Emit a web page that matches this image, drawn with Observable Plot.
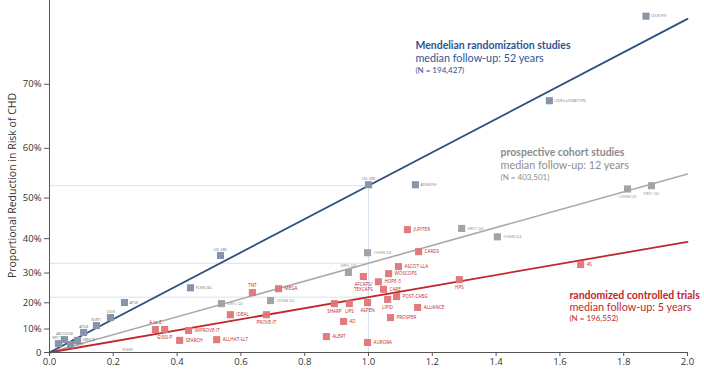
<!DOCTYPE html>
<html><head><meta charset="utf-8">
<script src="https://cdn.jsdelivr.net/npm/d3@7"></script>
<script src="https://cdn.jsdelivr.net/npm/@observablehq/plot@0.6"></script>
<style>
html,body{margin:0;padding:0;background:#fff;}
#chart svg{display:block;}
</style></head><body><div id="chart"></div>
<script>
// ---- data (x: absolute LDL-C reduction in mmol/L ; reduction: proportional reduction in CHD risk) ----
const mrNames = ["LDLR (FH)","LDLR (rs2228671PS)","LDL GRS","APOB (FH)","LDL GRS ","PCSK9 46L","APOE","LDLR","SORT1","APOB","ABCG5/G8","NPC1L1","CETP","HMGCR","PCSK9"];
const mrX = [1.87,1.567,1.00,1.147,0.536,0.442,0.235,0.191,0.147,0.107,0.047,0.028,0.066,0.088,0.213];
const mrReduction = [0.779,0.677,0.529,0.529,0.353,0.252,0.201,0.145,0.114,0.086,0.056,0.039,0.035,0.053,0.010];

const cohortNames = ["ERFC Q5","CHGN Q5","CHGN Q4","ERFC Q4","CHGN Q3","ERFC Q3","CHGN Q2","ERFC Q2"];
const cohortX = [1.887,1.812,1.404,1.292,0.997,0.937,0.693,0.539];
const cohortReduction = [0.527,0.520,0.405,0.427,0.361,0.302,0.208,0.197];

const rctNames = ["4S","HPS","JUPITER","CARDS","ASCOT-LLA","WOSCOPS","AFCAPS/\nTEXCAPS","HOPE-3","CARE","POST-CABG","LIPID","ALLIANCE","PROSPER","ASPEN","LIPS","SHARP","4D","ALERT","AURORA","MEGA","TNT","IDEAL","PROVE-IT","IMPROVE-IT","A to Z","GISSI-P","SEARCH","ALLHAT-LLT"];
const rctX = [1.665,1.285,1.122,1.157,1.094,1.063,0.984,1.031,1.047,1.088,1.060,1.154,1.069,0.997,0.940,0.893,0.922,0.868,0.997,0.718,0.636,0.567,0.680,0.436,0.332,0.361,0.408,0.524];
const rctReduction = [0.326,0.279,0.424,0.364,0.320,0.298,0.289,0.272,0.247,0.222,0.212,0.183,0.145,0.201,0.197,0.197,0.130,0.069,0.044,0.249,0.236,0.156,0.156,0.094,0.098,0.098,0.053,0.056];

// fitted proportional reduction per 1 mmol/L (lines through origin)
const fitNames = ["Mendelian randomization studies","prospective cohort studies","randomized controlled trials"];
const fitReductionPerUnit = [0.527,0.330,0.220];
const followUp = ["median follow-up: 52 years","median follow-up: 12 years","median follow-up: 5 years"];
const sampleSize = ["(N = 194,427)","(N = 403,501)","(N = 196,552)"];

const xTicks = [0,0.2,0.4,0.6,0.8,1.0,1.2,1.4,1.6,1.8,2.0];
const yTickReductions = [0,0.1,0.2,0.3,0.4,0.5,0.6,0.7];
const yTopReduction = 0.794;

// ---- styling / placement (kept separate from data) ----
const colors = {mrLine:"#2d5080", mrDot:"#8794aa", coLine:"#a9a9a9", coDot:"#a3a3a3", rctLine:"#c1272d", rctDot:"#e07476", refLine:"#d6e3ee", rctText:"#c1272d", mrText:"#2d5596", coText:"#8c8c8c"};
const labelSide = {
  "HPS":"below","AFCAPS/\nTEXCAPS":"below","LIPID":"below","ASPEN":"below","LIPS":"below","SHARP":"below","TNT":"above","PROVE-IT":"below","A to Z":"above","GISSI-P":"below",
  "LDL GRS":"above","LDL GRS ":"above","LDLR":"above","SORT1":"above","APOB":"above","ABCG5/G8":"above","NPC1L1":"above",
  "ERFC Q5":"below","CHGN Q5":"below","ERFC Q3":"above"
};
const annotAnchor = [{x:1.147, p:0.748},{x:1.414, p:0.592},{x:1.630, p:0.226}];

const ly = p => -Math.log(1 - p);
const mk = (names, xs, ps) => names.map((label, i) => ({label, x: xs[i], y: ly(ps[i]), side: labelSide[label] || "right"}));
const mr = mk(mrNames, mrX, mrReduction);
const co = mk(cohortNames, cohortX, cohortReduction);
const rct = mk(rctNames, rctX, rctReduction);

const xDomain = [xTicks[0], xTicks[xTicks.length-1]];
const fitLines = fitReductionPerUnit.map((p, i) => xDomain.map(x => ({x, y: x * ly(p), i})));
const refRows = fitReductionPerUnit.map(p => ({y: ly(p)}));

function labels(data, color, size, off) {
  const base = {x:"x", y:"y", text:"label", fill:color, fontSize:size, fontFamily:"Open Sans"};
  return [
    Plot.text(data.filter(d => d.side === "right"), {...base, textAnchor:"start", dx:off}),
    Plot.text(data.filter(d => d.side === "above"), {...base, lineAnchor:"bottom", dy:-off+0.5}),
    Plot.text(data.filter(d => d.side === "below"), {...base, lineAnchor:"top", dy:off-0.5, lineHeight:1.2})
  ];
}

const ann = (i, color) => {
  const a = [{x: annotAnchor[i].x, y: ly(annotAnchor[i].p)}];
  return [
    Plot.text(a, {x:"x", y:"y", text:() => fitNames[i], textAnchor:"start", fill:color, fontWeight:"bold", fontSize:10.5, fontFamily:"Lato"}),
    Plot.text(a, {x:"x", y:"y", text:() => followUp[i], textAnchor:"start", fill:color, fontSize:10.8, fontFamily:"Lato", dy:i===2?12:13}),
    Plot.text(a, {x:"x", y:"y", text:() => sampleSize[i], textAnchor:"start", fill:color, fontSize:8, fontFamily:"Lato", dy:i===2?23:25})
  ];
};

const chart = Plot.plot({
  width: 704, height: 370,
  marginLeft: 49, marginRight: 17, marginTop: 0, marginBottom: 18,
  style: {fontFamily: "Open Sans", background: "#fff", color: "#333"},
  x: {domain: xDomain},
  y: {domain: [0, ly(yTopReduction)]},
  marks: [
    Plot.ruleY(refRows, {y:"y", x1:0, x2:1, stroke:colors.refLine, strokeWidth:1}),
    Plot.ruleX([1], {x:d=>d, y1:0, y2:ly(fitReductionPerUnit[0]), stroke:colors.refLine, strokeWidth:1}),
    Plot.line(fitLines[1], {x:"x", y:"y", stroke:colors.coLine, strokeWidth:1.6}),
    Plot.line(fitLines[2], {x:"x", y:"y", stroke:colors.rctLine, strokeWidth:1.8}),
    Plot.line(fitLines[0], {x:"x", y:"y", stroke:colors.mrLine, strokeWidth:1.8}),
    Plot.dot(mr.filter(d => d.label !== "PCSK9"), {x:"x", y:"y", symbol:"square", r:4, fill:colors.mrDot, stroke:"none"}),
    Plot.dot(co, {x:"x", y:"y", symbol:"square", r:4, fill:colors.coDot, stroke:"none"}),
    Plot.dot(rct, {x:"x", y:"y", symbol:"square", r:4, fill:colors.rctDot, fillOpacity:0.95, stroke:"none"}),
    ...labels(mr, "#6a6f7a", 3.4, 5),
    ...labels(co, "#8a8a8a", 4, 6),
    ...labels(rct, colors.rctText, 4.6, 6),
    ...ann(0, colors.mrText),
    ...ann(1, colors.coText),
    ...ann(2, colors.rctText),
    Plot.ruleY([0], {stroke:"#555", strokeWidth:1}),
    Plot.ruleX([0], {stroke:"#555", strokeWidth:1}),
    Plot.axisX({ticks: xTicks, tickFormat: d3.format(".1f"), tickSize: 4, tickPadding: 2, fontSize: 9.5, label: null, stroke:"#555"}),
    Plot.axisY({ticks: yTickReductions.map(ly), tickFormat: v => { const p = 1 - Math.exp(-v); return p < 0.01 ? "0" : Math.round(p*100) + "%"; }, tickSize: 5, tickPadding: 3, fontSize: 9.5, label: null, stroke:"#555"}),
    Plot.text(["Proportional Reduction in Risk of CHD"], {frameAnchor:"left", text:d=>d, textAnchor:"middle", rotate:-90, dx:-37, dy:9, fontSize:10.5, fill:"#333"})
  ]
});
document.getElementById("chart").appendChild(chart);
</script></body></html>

#### [Job]
With the pictures left out, restate word for word every line of the data above, from the first down to the line that contains "const yTopReduction = 0.794;".

#### [Full output]
Emit a web page that matches this image, drawn with Observable Plot.
<!DOCTYPE html>
<html><head><meta charset="utf-8">
<script src="https://cdn.jsdelivr.net/npm/d3@7"></script>
<script src="https://cdn.jsdelivr.net/npm/@observablehq/plot@0.6"></script>
<style>
html,body{margin:0;padding:0;background:#fff;}
#chart svg{display:block;}
</style></head><body><div id="chart"></div>
<script>
// ---- data (x: absolute LDL-C reduction in mmol/L ; reduction: proportional reduction in CHD risk) ----
const mrNames = ["LDLR (FH)","LDLR (rs2228671PS)","LDL GRS","APOB (FH)","LDL GRS ","PCSK9 46L","APOE","LDLR","SORT1","APOB","ABCG5/G8","NPC1L1","CETP","HMGCR","PCSK9"];
const mrX = [1.87,1.567,1.00,1.147,0.536,0.442,0.235,0.191,0.147,0.107,0.047,0.028,0.066,0.088,0.213];
const mrReduction = [0.779,0.677,0.529,0.529,0.353,0.252,0.201,0.145,0.114,0.086,0.056,0.039,0.035,0.053,0.010];

const cohortNames = ["ERFC Q5","CHGN Q5","CHGN Q4","ERFC Q4","CHGN Q3","ERFC Q3","CHGN Q2","ERFC Q2"];
const cohortX = [1.887,1.812,1.404,1.292,0.997,0.937,0.693,0.539];
const cohortReduction = [0.527,0.520,0.405,0.427,0.361,0.302,0.208,0.197];

const rctNames = ["4S","HPS","JUPITER","CARDS","ASCOT-LLA","WOSCOPS","AFCAPS/\nTEXCAPS","HOPE-3","CARE","POST-CABG","LIPID","ALLIANCE","PROSPER","ASPEN","LIPS","SHARP","4D","ALERT","AURORA","MEGA","TNT","IDEAL","PROVE-IT","IMPROVE-IT","A to Z","GISSI-P","SEARCH","ALLHAT-LLT"];
const rctX = [1.665,1.285,1.122,1.157,1.094,1.063,0.984,1.031,1.047,1.088,1.060,1.154,1.069,0.997,0.940,0.893,0.922,0.868,0.997,0.718,0.636,0.567,0.680,0.436,0.332,0.361,0.408,0.524];
const rctReduction = [0.326,0.279,0.424,0.364,0.320,0.298,0.289,0.272,0.247,0.222,0.212,0.183,0.145,0.201,0.197,0.197,0.130,0.069,0.044,0.249,0.236,0.156,0.156,0.094,0.098,0.098,0.053,0.056];

// fitted proportional reduction per 1 mmol/L (lines through origin)
const fitNames = ["Mendelian randomization studies","prospective cohort studies","randomized controlled trials"];
const fitReductionPerUnit = [0.527,0.330,0.220];
const followUp = ["median follow-up: 52 years","median follow-up: 12 years","median follow-up: 5 years"];
const sampleSize = ["(N = 194,427)","(N = 403,501)","(N = 196,552)"];

const xTicks = [0,0.2,0.4,0.6,0.8,1.0,1.2,1.4,1.6,1.8,2.0];
const yTickReductions = [0,0.1,0.2,0.3,0.4,0.5,0.6,0.7];
const yTopReduction = 0.794;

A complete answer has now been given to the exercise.